Where all this gets interesting, for me at least, is what the argument about the real Arthur says about history as a discipline and a peculiar paradox at its core.
History, as an academic discipline, is focused on “the evidence”. For someone interested in the early middle ages that means source analysis becomes an obligatory part of the activity. But that source analysis quickly disappears into numerous areas of specialisation, each with its own arcane rules and practices. Of course if you’re suffering from “we don’t need experts” you can ignore all this and crash around in your own preferred version of the past, believing whatever suits you.
However, whichever discipline of history you subscribe to and practise limits what you can see. A good historian is aware of this. An archaeologist who wasn’t wedded to a fifty minute TV spot and the possibility of a lucrative book tie in would remember that were he or she to excavate the site of the Crucifixion of Jesus of Nazareth, the “evidence” would be three stains in the ground to show the post holes. Nothing in the excavation would be able to explain the significance of that site or the impact it had on world history. (Which makes you wonder what Francis Pryor thought he was doing writing “Britain AD: In Search of King Arthur.” Which is a silly book.)

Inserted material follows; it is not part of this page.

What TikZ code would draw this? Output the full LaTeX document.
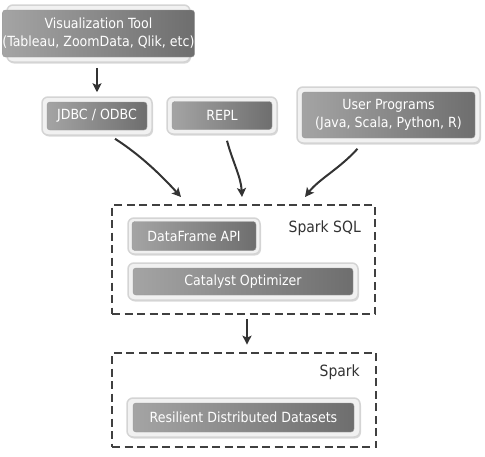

However (number two) focused on "Evidence", it's easy to forget that any document is one moment of stability nailing down the swirling ebb and flow of rumour and fear and guesswork and ignorance. Everybody knows that not everything gets recorded even now; how much less in the fifth and six centuries. Because it wasn't written down doesn't mean it didn't happen. And everybody knows that not all the evidence survived and everybody knows that survival is no guarantee of the quality or importance of the evidence.
Two examples: when the Anglo-Saxon Chronicle records the arrival of the first ships of the Northmen in 797, all that entry means is that this is the first arrival that has been noted and remembered and brought to the awareness of the writer. To give another example, we know the Romans in Britain were using Germanic mercenaries long before 450 AD, the traditional date of their arrival, but that doesn't mean someone didn't call in three ship loads led by a man called Horse who turned on his employer.
If we can't find Arthur in the remaining evidence, the irony is that it doesn't mean he didn't exist.
Because the oddity, or the paradox, is that if there is no evidence to prove Arthur existed; there is no surviving evidence can prove he didn’t. And while in historical terms the burden of proof has to be on the people asserting that he did, in that wonderful little gap marked by the semi colon, the creative imagination is free to ramble.